• SET TASK
Only a number is wanted: how many lines in the records below contain "this"?

• INFORMATION SHOWN
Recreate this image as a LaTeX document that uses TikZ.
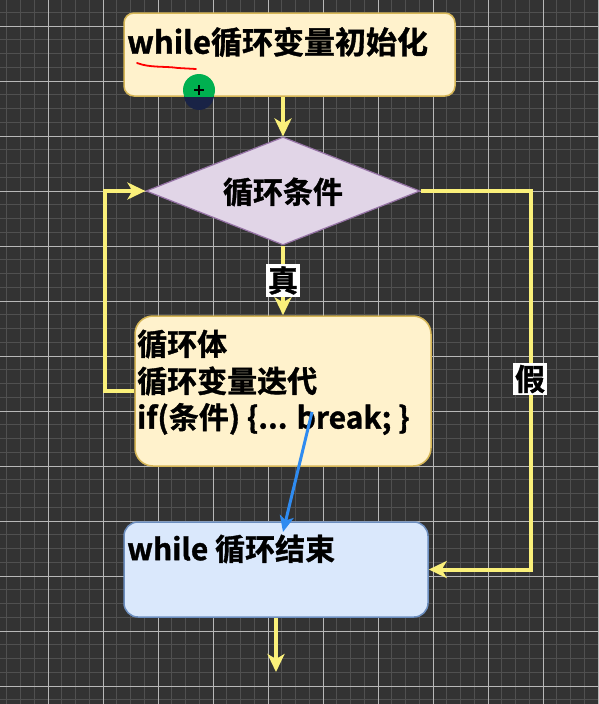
\documentclass[tikz,border=0pt]{standalone}
\usepackage{fontspec}
\setmainfont{Noto Sans CJK SC}[BoldFont={Noto Sans CJK SC Bold},BoldFeatures={FakeBold=1.2}]
\usetikzlibrary{shapes.geometric,arrows.meta,calc}
\definecolor{bgc}{HTML}{333333}
\definecolor{minorc}{HTML}{505050}
\definecolor{majorc}{HTML}{B8B8B8}
\definecolor{yfill}{HTML}{FFF2CC}
\definecolor{ydraw}{HTML}{D6B656}
\definecolor{pfill}{HTML}{E1D5E7}
\definecolor{pdraw}{HTML}{9673A6}
\definecolor{bfill}{HTML}{DAE8FC}
\definecolor{bdraw}{HTML}{6C8EBF}
\definecolor{yline}{HTML}{FAF07A}
\definecolor{blueline}{HTML}{2F8BF0}
\tikzset{
  ybox/.style={draw=ydraw,fill=yfill,line width=1.5pt,inner sep=0pt},
  bbox/.style={draw=bdraw,fill=bfill,line width=1.5pt,inner sep=0pt},
  txt/.style={font=\bfseries\fontsize{30}{37}\selectfont,text=black,inner sep=0pt,anchor=west},
  ya/.style={draw=yline,line width=4pt,-{Stealth[length=18pt,width=17pt,inset=5pt]}},
  lab/.style={fill=white,font=\bfseries\fontsize{30}{34}\selectfont,inner sep=2pt,text=black}
}
\begin{document}
\begin{tikzpicture}[x=1pt,y=-1pt]
\useasboundingbox (0,0) rectangle (599,704);
\fill[bgc] (0,0) rectangle (599,704);
% minor grid
\foreach \i in {0,...,44} {
  \draw[minorc,line width=1pt] ({6.75+13.75*\i},0) -- ({6.75+13.75*\i},704);
}
\foreach \i in {0,...,51} {
  \draw[minorc,line width=1pt] (0,{12.25+13.75*\i}) -- (599,{12.25+13.75*\i});
}
% major grid
\foreach \i in {0,...,10} {
  \draw[majorc,line width=1pt] ({48+55*\i},0) -- ({48+55*\i},704);
}
\foreach \i in {0,...,12} {
  \draw[majorc,line width=1pt] (0,{26+55*\i}) -- (599,{26+55*\i});
}
% shapes
\node[ybox,rounded corners=10pt,minimum width=331pt,minimum height=83pt] (top) at (289.5,54.5) {};
\node[txt,font=\bfseries\fontsize{31}{37}\selectfont] (toptxt) at (127,42) {while循环变量初始化};
\node[diamond,draw=pdraw,fill=pfill,line width=1.2pt,inner sep=0pt,minimum width=274pt,minimum height=108pt] (dia) at (283,191) {};
\node[font=\bfseries\fontsize{30}{34}\selectfont] (diatxt) at (283,192) {循环条件};
\node[ybox,rounded corners=18pt,minimum width=296pt,minimum height=150pt] (body) at (283,391) {};
\node[txt] (b1) at (137,344) {循环体};
\node[txt] (b2) at (137,381) {循环变量迭代};
\node[txt] (b3) at (137,419) {if(条件) \{... break; \}};
\node[bbox,rounded corners=14pt,minimum width=304pt,minimum height=95pt] (end) at (276,569.5) {};
\node[txt] (endtxt) at (127,549) {while 循环结束};
% connectors
\draw[ya] (dia.north |- top.south) -- (dia.north);
\draw[ya] (dia.south) -- node[lab] (zhen) {真} (body.north);
\draw[ya] (body.west) -- ++(-29,0) |- (dia.west);
\draw[ya] (dia.east) -- ++(110,0) |- (end.east);
\node[lab] (jia) at (530,379) {假};
\coordinate (bend) at (276,672);
\draw[ya] (end.south) -- (bend);
\coordinate (bstart) at (312,412);
\coordinate (bstop) at (283,532);
\draw[blueline,line width=3pt,-{Stealth[length=16pt,width=14pt,inset=4pt]}] (bstart) -- (bstop);
% annotations: red squiggle and cursor
\draw[red,line width=1.8pt,line cap=round] (137,63) .. controls (150,68) and (165,66) .. (178,68) -- (196,69);
\fill[fill={rgb,255:red,25;green,35;blue,70}] (199,95) circle (15);
\begin{scope}
\clip (150,40) rectangle (250,96);
\fill[fill={rgb,255:red,0;green,176;blue,80}] (199,90) circle (16);
\end{scope}
\draw[black,line width=1.5pt] (194,90) -- (204,90) (199,85) -- (199,95);
\end{tikzpicture}
\end{document}
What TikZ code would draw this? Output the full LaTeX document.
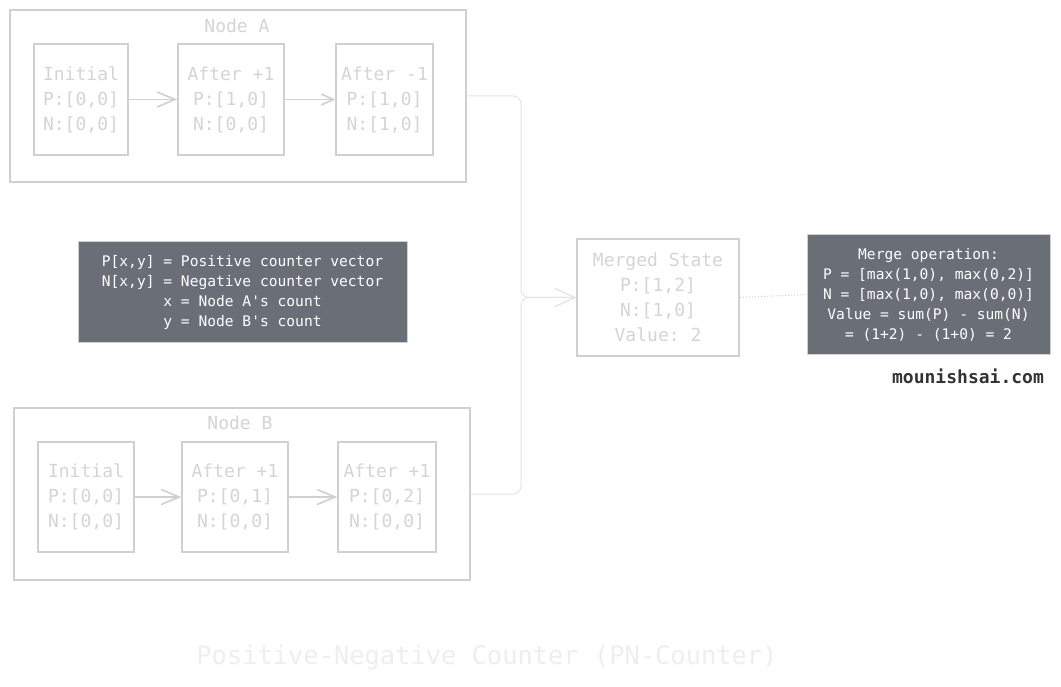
\documentclass[tikz,border=0pt]{standalone}
\usepackage{fontspec}
\setmonofont{DejaVu Sans Mono}
\usetikzlibrary{arrows.meta}
\definecolor{boxgray}{RGB}{208,208,208}
\definecolor{textgray}{RGB}{212,212,212}
\definecolor{linkgray}{RGB}{228,228,228}
\definecolor{darkfill}{RGB}{106,111,119}
\definecolor{titlegray}{RGB}{238,238,238}
\tikzset{
  stage/.style={draw=boxgray, line width=1.6pt, text=textgray, align=center,
    font=\ttfamily\fontsize{18}{25}\selectfont},
  group/.style={draw=boxgray, line width=1.6pt},
  note/.style={draw=boxgray, fill=darkfill, line width=1pt, text=white, align=center,
    font=\ttfamily\fontsize{14.6}{20}\selectfont},
  step arrow/.style={draw=boxgray, line width=1.6pt, -{Straight Barb[length=18pt,width=15pt]}},
  merge link/.style={draw=linkgray, line width=1pt, rounded corners=8pt, -{Straight Barb[length=20pt,width=18pt]}}
}
\begin{document}
\begin{tikzpicture}[x=1pt, y=-1pt]
  \useasboundingbox (0,0) rectangle (1061,687);
  % draw outer group boxes
  \node[group, minimum width=456pt, minimum height=172pt] (nodeA) at (238,96) {};
  \node[text=textgray, font=\ttfamily\fontsize{18}{25}\selectfont] (nodeA_title) at (237,26) {Node A};
  \node[group, minimum width=456pt, minimum height=172pt] (nodeB) at (242,494) {};
  \node[text=textgray, font=\ttfamily\fontsize{18}{25}\selectfont] (nodeB_title) at (240,423) {Node B};
  % node A states
  \node[stage, minimum width=94pt, minimum height=111pt] (nodeA_st0) at (81,99.5) {Initial\\P:[0,0]\\N:[0,0]};
  \node[stage, minimum width=106pt, minimum height=111pt] (nodeA_st1) at (231,99.5) {After +1\\P:[1,0]\\N:[0,0]};
  \node[stage, minimum width=97pt, minimum height=111pt] (nodeA_st2) at (384.5,99.5) {After -1\\P:[1,0]\\N:[1,0]};
  \draw[step arrow] (nodeA_st0) -- (nodeA_st1);
  \draw[step arrow, -{Straight Barb[length=12pt,width=11pt]}] (nodeA_st1) -- (nodeA_st2);
  % node B states
  \node[stage, minimum width=96pt, minimum height=110pt] (nodeB_st0) at (86,497) {Initial\\P:[0,0]\\N:[0,0]};
  \node[stage, minimum width=106pt, minimum height=110pt] (nodeB_st1) at (235,497) {After +1\\P:[0,1]\\N:[0,0]};
  \node[stage, minimum width=98pt, minimum height=110pt] (nodeB_st2) at (387,497) {After +1\\P:[0,2]\\N:[0,0]};
  \draw[step arrow] (nodeB_st0) -- (nodeB_st1);
  \draw[step arrow] (nodeB_st1) -- (nodeB_st2);
  % merged state and notes
  \node[stage, minimum width=162pt, minimum height=117pt] (merged) at (658,297.5) {Merged State\\P:[1,2]\\N:[1,0]\\Value: 2};
  \node[note, minimum width=329pt, minimum height=100pt] (legend) at (242.5,292) {P[x,y] = Positive counter vector\\N[x,y] = Negative counter vector\\x = Node A's count\\y = Node B's count};
  \node[note, minimum width=243pt, minimum height=119pt] (mergeop) at (928.5,294.5) {Merge operation:\\P = [max(1,0), max(0,2)]\\N = [max(1,0), max(0,0)]\\Value = sum(P) - sum(N)\\= (1+2) - (1+0) = 2};
  \coordinate (join) at (521,297.5);
  \draw[merge link] (nodeA.east) -| (join) -- (merged.west);
  \draw[merge link] (nodeB.east) -| (join) -- (merged.west);
  \draw[draw=boxgray, line width=1pt, dotted] (merged.east) -- (mergeop.west);
  % labels
  \node[text=black!80, font=\ttfamily\bfseries\fontsize{18}{20}\selectfont] (site) at (968,376) {mounishsai.com};
  \node[text=titlegray, font=\ttfamily\fontsize{25.4}{30}\selectfont] (title) at (487,658) {Positive-Negative Counter (PN-Counter)};
\end{tikzpicture}
\end{document}
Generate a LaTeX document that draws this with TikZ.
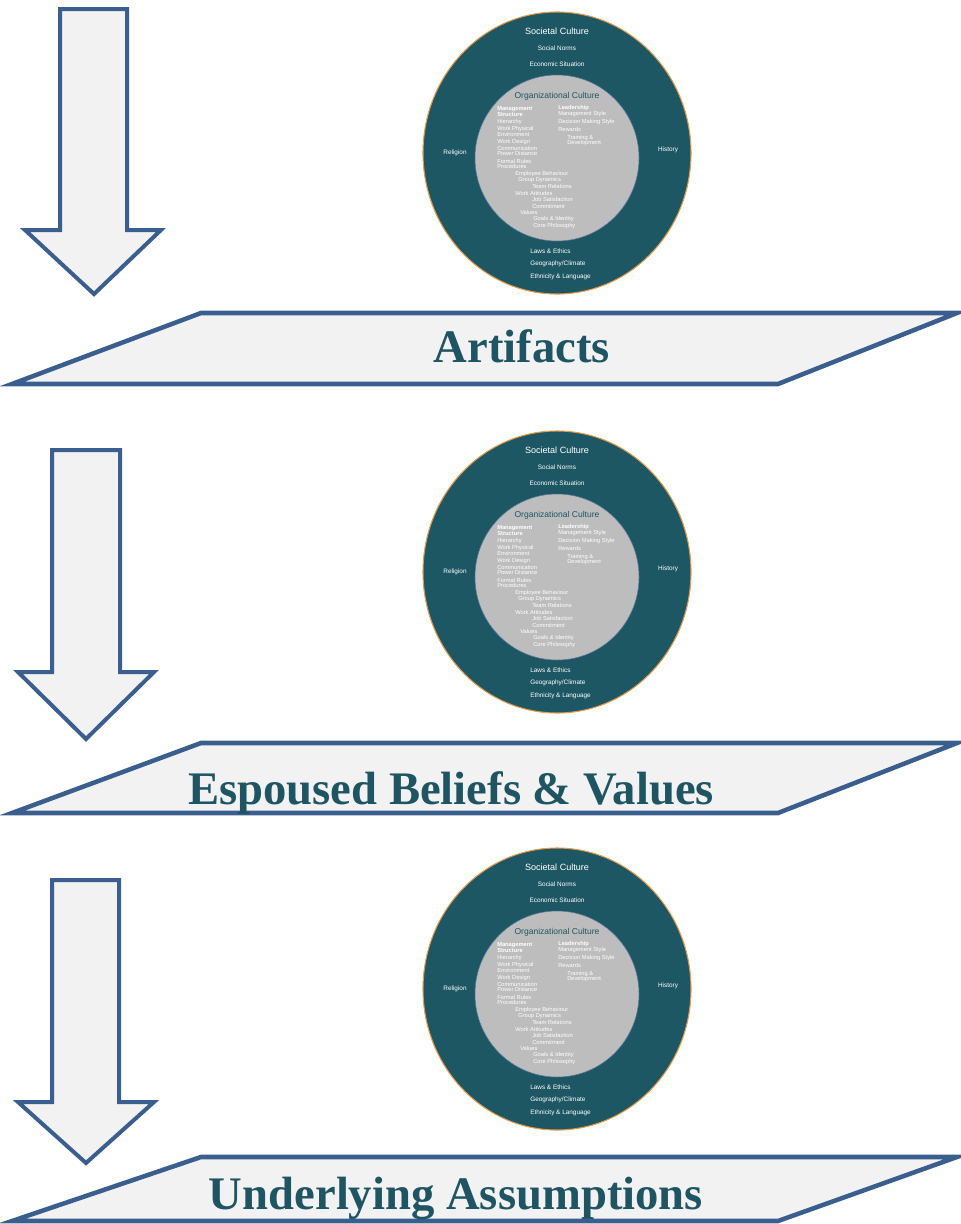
\documentclass[tikz,border=0pt]{standalone}
\usepackage{fontspec}
\setmainfont{Liberation Serif}
\newfontfamily\tinysans{Liberation Sans}
\definecolor{ringteal}{HTML}{1E5764}
\definecolor{ringedge}{HTML}{E39A4C}
\definecolor{coregrey}{HTML}{BDBDBD}
\definecolor{coreedge}{HTML}{5A78A0}
\definecolor{arrowblue}{HTML}{3A5F8E}
\definecolor{panelfill}{HTML}{F2F2F2}
\definecolor{headteal}{HTML}{1F5562}
\tikzset{
  downarrow/.style={draw=arrowblue, fill=panelfill, line width=3pt, line join=miter},
  levelpanel/.style={draw=arrowblue, fill=panelfill, line width=3.4pt, line join=miter},
  levelhead/.style={text=headteal, font=\bfseries\fontsize{35}{38}\selectfont, anchor=base, inner sep=0pt},
  ringtxt/.style={text=white, font=\tinysans\fontsize{4.8}{5}\selectfont, inner sep=0pt},
  ringtitle/.style={text=white, font=\tinysans\fontsize{6.8}{7}\selectfont, inner sep=0pt},
  coretitle/.style={text=headteal, font=\tinysans\fontsize{6.4}{7}\selectfont, inner sep=0pt},
  coretxt/.style={text=white, font=\tinysans\fontsize{4.3}{5}\selectfont, inner sep=0pt, anchor=west},
  corebold/.style={coretxt, font=\tinysans\bfseries\fontsize{4.3}{5}\selectfont},
  culture/.pic={
    \fill[ringteal] (0,0) ellipse [x radius=134, y radius=141];
    \draw[ringedge, line width=0.8pt] (0,0) ellipse [x radius=134, y radius=141];
    \draw[coreedge, line width=0.4pt, fill=coregrey] (0,5) ellipse [x radius=82, y radius=83];
    \node[ringtitle] (-soc) at (0,-122) {Societal Culture};
    \node[ringtxt] (-t1) at (0,-105) {Social Norms};
    \node[ringtxt] (-t2) at (0,-89) {Economic Situation};
    \node[ringtxt] (-left) at (-102,0) {Religion};
    \node[ringtxt] (-right) at (111,-3) {History};
    \node[ringtxt, anchor=west] (-b1) at (-27,98) {Laws \& Ethics};
    \node[ringtxt, anchor=west] (-b2) at (-27,111) {Geography/Climate};
    \node[ringtxt, anchor=west] (-b3) at (-27,124) {Ethnicity \& Language};
    \node[coretitle] (-org) at (0,-57) {Organizational Culture};
    % left column
    \node[corebold] (-l1) at (-60,-44) {Management};
    \node[corebold] (-l2) at (-60,-38) {Structure};
    \node[coretxt] (-l3) at (-60,-31) {Hierarchy};
    \node[coretxt] (-l4) at (-60,-24) {Work Physical};
    \node[coretxt] (-l5) at (-60,-19) {Environment};
    \node[coretxt] (-l6) at (-60,-11) {Work Design};
    \node[coretxt] (-l7) at (-60,-5) {Communication};
    \node[coretxt] (-l8) at (-60,0) {Power Distance};
    \node[coretxt] (-l9) at (-60,8) {Formal Rules};
    \node[coretxt] (-l10) at (-60,13) {Procedures};
    % right column
    \node[corebold] (-r1) at (1,-45) {Leadership};
    \node[coretxt] (-r2) at (1,-39) {Management Style};
    \node[coretxt] (-r3) at (1,-31) {Decision Making Style};
    \node[coretxt] (-r4) at (1,-24) {Rewards};
    \node[coretxt] (-r5) at (10,-15) {Training \&};
    \node[coretxt] (-r6) at (10,-10) {Development};
    % lower block
    \node[coretxt] (-m1) at (-42,21) {Employee Behaviour};
    \node[coretxt] (-m2) at (-39,27) {Group Dynamics};
    \node[coretxt] (-m3) at (-25,33) {Team Relations};
    \node[coretxt] (-m4) at (-42,40) {Work Attitudes};
    \node[coretxt] (-m5) at (-25,46) {Job Satisfaction};
    \node[coretxt] (-m6) at (-25,53) {Commitment};
    \node[coretxt] (-m7) at (-37,59) {Values};
    \node[coretxt] (-m8) at (-24,66) {Goals \& Identity};
    \node[coretxt] (-m9) at (-24,73) {Core Philosophy};
  }
}
\begin{document}
\begin{tikzpicture}[x=0.75pt,y=-0.75pt]
\useasboundingbox (0,0) rectangle (960,1224);
% level 1
\draw[downarrow] (60,9) -- (127,9) -- (127,230) -- (161,230) -- (94,294) -- (25,230) -- (60,230) -- cycle;
\pic (c1) at (557,153) {culture};
\draw[levelpanel] (201,313) -- (957,313) -- (778,384) -- (12,384) -- cycle;
\node[levelhead] (h1) at (522,362) {Artifacts};
% level 2
\draw[downarrow] (52,450) -- (120,450) -- (120,672) -- (154,672) -- (86,739) -- (18,672) -- (52,672) -- cycle;
\pic (c2) at (557,572) {culture};
\draw[levelpanel] (201,743) -- (957,743) -- (778,813) -- (12,813) -- cycle;
\node[levelhead] (h2) at (451,804) {Espoused Beliefs \& Values};
% level 3
\draw[downarrow] (52,880) -- (119,880) -- (119,1102) -- (154,1102) -- (86,1163) -- (18,1102) -- (52,1102) -- cycle;
\pic (c3) at (557,989) {culture};
\draw[levelpanel] (201,1157) -- (957,1157) -- (778,1221) -- (12,1221) -- cycle;
\node[levelhead] (h3) at (456,1209) {Underlying Assumptions};
\end{tikzpicture}
\end{document}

• WRITTEN REPLY
3